South Korea is a small country with a large population. In a land mass about the size of Indiana, they accomodate 48 million people -- roughly the populations of New Hampshire, Massachusetts, Connecticut, New York, New Jersey, and Pennsylvania put together. With that many people living there, and a 5,000 year history, Koreans find themselves surrounded with no fewer than 20 million graves, most topped with mounds like the one shown above.

Every year, South Korea turns over 3.6 million square meters of land to the dead. Each burial mound takes up about 50 square meters -- 3.5 times as much space as the person required while alive.

Traditionally, where one's ancestors are buried has been important to Koreans, mainly because of Confucian teachings requiring reverence for the dead. During the Choson Dynasty, in fact, poor families would often scale back their dining on their children's birthdays in order to make better food offerings to their ancestors on other major holidays.

Everyone professes to want a good plot when the time comes to bury his or her loved ones.

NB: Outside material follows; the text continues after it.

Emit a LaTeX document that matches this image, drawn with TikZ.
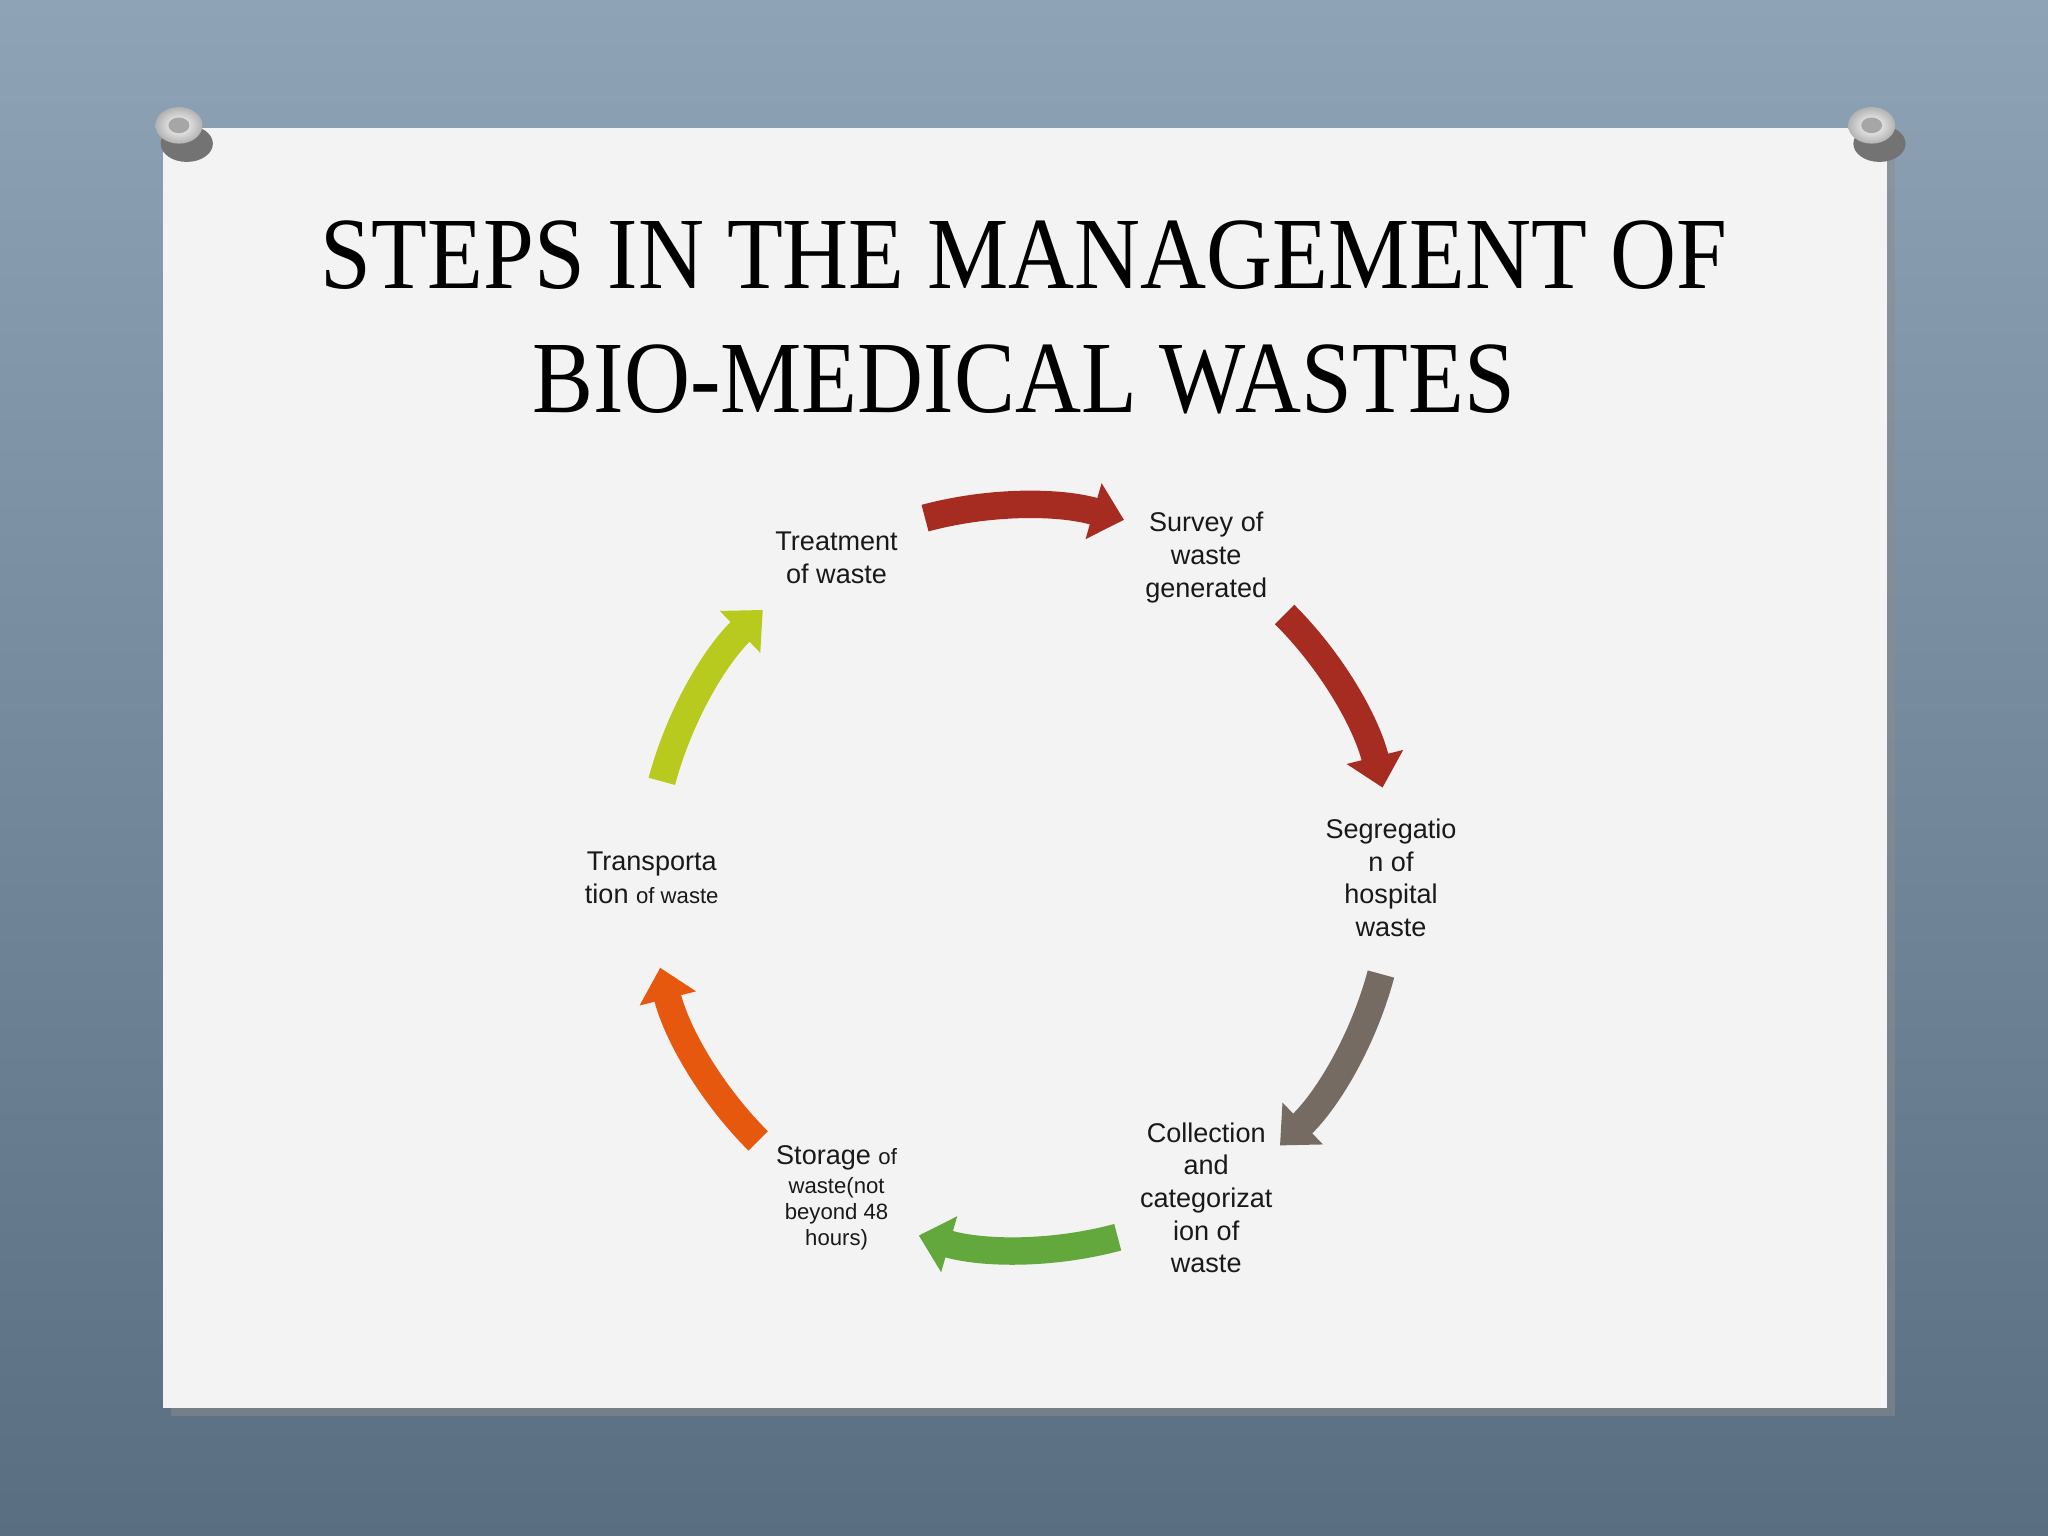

Some are able to, and choose to, build tombs on the family compound. But others bury them elsewhere, perhaps in the mountains, because they haven't the land -- or perhaps because they'd rather the dead were buried elsewhere. It may be the Confucian preoccupation with death and ancestors that has left many Koreans with a vague (and sometimes not so vague) fear of ghosts.

What's more, as land grows scarcer and more dear, and as Koreans grow busier and more apt to live long distances from their ancestral homes, attitudes are changing. More Koreans are choosing cremation -- in Seoul, in the year 2000, almost half the dead were so consigned, rather than being encased in burial mounds. This compares with 30 percent just 4 years earlier. Predictions are that two-thirds of Seoul residents who die in 2006 will be cremated.

But in many of the more rural areas, burial remains the most desired end, and families build their mounds wherever they can. This mound is located behind the Green soju distillery in Kangnung. Perhaps it holds the remains of one of the distillery's founders.